▼▼▼

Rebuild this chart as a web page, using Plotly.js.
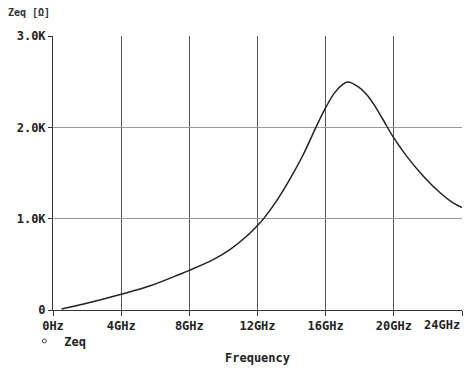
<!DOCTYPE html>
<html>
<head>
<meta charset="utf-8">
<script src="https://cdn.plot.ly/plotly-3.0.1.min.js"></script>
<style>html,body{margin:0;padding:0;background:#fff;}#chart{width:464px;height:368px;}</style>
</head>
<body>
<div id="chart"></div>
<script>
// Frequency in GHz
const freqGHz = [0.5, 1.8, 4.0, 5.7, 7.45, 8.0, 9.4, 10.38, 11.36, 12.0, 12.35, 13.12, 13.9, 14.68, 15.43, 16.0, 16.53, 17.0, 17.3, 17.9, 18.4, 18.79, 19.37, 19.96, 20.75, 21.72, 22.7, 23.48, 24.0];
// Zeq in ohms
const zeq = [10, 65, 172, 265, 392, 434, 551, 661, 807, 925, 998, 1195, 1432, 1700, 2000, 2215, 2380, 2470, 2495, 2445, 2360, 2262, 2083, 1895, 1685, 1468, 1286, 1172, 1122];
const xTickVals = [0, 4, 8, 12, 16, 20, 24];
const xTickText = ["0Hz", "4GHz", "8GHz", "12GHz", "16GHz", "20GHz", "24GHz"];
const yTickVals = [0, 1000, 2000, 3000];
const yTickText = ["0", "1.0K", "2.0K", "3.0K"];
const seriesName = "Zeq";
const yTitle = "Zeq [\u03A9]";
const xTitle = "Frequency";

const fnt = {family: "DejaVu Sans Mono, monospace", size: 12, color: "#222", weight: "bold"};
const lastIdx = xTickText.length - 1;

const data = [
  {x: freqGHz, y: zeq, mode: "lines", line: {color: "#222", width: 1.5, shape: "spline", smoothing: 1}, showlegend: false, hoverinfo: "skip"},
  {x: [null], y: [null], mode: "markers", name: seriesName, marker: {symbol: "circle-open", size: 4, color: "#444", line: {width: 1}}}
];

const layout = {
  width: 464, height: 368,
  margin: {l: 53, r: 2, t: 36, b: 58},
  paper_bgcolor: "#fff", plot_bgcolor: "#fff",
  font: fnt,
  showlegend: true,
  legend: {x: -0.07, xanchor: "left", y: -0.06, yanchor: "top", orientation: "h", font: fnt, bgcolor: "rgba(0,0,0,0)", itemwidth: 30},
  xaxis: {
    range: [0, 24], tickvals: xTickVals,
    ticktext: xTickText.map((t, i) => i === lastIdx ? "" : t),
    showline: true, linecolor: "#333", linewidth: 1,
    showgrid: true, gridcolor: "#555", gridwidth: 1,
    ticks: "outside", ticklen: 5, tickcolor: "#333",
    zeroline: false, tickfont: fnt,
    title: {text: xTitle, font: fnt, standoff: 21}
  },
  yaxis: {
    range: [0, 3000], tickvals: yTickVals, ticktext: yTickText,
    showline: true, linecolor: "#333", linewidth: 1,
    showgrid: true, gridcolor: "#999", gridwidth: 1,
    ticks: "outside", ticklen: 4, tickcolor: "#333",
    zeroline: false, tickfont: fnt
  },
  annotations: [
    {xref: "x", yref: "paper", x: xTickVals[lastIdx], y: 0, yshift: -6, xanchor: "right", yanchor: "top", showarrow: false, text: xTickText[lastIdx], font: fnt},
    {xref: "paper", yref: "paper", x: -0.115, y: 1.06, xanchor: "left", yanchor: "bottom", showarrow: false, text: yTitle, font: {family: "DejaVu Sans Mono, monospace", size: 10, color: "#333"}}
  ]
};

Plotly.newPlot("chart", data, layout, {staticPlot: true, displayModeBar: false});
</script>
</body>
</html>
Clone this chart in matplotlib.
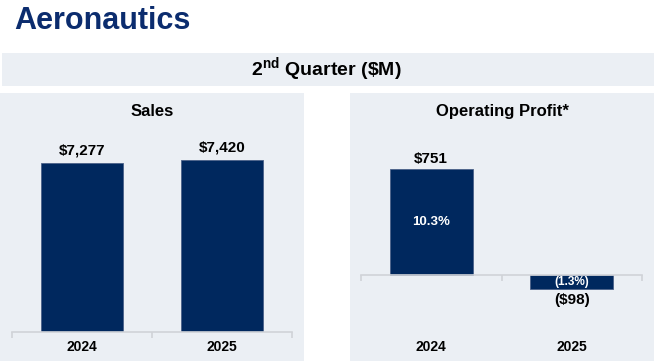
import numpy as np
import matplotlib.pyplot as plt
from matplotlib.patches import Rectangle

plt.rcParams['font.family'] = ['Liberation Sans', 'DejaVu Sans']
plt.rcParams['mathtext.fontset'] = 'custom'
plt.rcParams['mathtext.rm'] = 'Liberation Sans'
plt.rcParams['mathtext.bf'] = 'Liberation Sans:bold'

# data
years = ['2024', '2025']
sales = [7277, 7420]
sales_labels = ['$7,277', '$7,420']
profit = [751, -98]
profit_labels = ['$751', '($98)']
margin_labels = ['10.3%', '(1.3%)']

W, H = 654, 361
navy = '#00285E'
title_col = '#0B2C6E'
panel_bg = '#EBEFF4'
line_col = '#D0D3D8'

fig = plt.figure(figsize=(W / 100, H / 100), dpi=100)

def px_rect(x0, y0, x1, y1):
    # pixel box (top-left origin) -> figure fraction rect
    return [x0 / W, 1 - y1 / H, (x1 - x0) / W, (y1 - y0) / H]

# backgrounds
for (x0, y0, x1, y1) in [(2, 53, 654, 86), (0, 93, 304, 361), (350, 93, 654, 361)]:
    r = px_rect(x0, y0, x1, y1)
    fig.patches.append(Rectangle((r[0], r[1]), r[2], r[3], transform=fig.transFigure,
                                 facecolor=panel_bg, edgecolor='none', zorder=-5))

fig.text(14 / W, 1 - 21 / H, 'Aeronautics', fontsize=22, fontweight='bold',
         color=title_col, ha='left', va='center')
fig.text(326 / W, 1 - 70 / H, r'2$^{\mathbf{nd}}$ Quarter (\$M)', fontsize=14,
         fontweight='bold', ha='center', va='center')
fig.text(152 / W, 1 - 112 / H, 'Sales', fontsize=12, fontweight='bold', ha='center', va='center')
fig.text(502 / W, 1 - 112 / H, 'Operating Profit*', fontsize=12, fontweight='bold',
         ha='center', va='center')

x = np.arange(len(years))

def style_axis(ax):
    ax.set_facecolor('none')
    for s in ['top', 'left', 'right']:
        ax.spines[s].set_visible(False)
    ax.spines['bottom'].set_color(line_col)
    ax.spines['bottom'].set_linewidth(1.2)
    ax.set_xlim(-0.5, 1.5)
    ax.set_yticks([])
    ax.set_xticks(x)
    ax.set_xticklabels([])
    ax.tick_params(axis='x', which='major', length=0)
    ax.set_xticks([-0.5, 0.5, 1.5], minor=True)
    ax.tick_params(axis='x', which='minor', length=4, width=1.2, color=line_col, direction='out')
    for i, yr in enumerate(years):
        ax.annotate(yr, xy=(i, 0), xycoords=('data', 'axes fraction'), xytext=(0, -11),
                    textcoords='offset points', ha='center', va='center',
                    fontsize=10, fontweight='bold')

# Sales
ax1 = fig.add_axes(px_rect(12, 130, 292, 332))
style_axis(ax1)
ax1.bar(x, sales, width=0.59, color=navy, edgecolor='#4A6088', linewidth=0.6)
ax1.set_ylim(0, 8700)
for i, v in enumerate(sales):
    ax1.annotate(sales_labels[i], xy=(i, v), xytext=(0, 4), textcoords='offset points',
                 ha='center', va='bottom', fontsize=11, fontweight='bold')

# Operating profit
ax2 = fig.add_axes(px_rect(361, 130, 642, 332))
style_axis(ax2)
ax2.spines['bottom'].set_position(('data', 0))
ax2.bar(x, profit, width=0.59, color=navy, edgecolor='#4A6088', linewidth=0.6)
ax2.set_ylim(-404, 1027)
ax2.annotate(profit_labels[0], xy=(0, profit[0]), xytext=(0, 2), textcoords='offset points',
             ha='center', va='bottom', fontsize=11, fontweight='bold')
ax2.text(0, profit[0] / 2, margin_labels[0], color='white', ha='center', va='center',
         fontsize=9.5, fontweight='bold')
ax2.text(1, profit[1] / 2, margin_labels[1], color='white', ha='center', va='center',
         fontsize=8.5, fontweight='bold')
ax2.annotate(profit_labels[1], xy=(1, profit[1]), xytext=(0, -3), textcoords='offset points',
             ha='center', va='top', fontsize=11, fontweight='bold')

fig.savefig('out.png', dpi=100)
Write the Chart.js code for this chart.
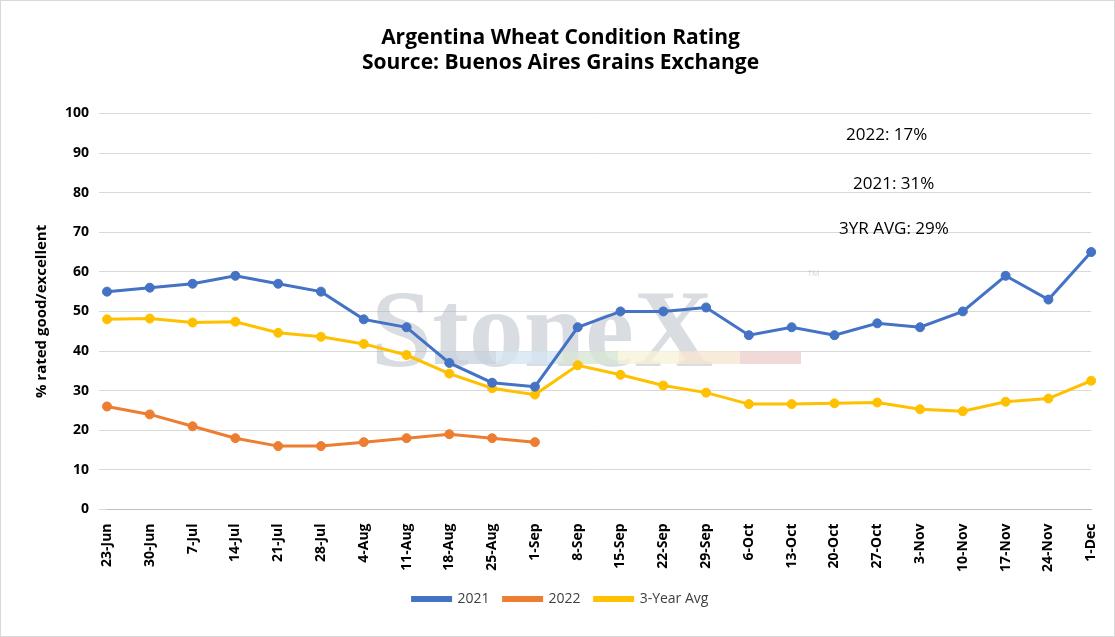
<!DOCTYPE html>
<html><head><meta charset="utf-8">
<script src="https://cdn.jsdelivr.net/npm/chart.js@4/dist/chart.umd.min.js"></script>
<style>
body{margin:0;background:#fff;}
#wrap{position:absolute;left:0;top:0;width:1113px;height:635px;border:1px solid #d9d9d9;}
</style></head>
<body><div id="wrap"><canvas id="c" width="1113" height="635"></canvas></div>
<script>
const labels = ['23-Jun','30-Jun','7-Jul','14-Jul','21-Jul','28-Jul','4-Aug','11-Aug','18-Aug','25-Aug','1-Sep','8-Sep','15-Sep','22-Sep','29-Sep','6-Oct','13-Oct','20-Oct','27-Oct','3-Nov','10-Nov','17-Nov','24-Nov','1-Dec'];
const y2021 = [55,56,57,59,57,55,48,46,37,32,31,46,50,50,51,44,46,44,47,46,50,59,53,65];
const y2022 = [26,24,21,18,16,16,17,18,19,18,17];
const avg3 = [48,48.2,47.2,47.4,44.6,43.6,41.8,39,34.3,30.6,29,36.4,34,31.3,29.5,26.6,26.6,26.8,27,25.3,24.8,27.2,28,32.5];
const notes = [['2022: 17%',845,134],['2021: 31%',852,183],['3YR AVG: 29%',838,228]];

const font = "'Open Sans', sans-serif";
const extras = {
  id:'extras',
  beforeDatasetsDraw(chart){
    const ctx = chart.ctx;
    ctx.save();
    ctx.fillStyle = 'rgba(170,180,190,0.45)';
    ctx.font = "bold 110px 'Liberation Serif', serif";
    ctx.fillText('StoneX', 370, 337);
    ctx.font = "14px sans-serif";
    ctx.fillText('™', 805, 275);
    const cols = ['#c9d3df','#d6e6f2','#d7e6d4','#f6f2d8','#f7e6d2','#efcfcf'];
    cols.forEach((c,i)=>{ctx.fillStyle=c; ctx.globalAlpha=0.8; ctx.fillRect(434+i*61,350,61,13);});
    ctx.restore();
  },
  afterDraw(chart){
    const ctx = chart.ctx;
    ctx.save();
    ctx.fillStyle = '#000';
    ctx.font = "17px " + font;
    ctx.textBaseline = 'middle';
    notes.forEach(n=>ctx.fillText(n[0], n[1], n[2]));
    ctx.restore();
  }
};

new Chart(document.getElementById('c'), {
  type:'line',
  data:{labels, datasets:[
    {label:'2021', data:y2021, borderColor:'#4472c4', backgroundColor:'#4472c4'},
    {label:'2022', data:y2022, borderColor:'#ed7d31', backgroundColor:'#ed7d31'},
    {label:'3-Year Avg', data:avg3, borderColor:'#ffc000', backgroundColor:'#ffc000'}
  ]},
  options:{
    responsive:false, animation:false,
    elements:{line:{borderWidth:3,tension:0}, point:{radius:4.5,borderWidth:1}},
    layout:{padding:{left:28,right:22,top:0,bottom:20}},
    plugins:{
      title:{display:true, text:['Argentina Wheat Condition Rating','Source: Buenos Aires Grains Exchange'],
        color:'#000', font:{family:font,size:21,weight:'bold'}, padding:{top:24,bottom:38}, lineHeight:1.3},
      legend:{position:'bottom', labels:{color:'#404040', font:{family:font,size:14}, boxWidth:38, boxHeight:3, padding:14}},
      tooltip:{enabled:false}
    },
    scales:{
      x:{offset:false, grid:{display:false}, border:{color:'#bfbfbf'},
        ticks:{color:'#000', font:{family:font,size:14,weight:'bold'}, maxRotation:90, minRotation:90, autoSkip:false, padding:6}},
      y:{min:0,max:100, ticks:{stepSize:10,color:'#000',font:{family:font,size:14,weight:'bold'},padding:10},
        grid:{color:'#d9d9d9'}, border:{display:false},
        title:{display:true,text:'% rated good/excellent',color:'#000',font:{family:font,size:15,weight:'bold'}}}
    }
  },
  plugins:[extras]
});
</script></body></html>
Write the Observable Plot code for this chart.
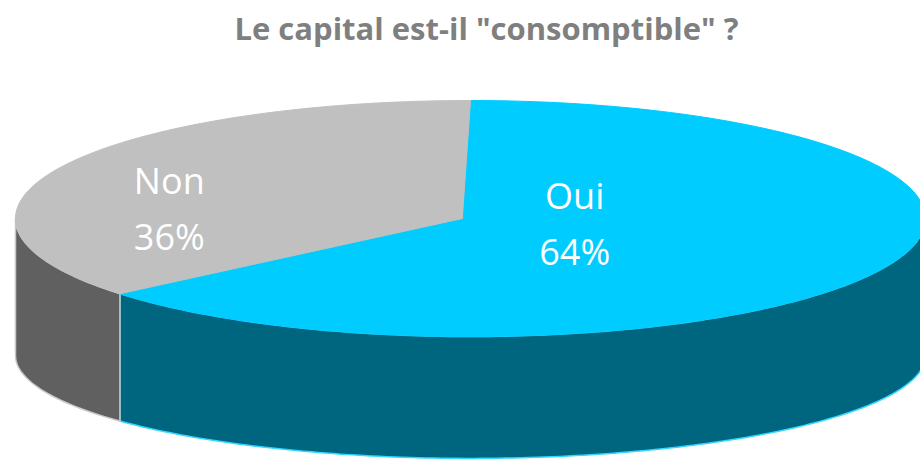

▲▲▲

# Task description
Set down, word for word, the lines from the one holding "Write the Chart.js code for this chart." through the one holding "const notes = [['2022: 17%',845,134],['2021: 31%',852,183],['3YR". Skip the pictures.

# Response to this task
Write the Chart.js code for this chart.
<!DOCTYPE html>
<html><head><meta charset="utf-8">
<script src="https://cdn.jsdelivr.net/npm/chart.js@4/dist/chart.umd.min.js"></script>
<style>
body{margin:0;background:#fff;}
#wrap{position:absolute;left:0;top:0;width:1113px;height:635px;border:1px solid #d9d9d9;}
</style></head>
<body><div id="wrap"><canvas id="c" width="1113" height="635"></canvas></div>
<script>
const labels = ['23-Jun','30-Jun','7-Jul','14-Jul','21-Jul','28-Jul','4-Aug','11-Aug','18-Aug','25-Aug','1-Sep','8-Sep','15-Sep','22-Sep','29-Sep','6-Oct','13-Oct','20-Oct','27-Oct','3-Nov','10-Nov','17-Nov','24-Nov','1-Dec'];
const y2021 = [55,56,57,59,57,55,48,46,37,32,31,46,50,50,51,44,46,44,47,46,50,59,53,65];
const y2022 = [26,24,21,18,16,16,17,18,19,18,17];
const avg3 = [48,48.2,47.2,47.4,44.6,43.6,41.8,39,34.3,30.6,29,36.4,34,31.3,29.5,26.6,26.6,26.8,27,25.3,24.8,27.2,28,32.5];
const notes = [['2022: 17%',845,134],['2021: 31%',852,183],['3YR AVG: 29%',838,228]];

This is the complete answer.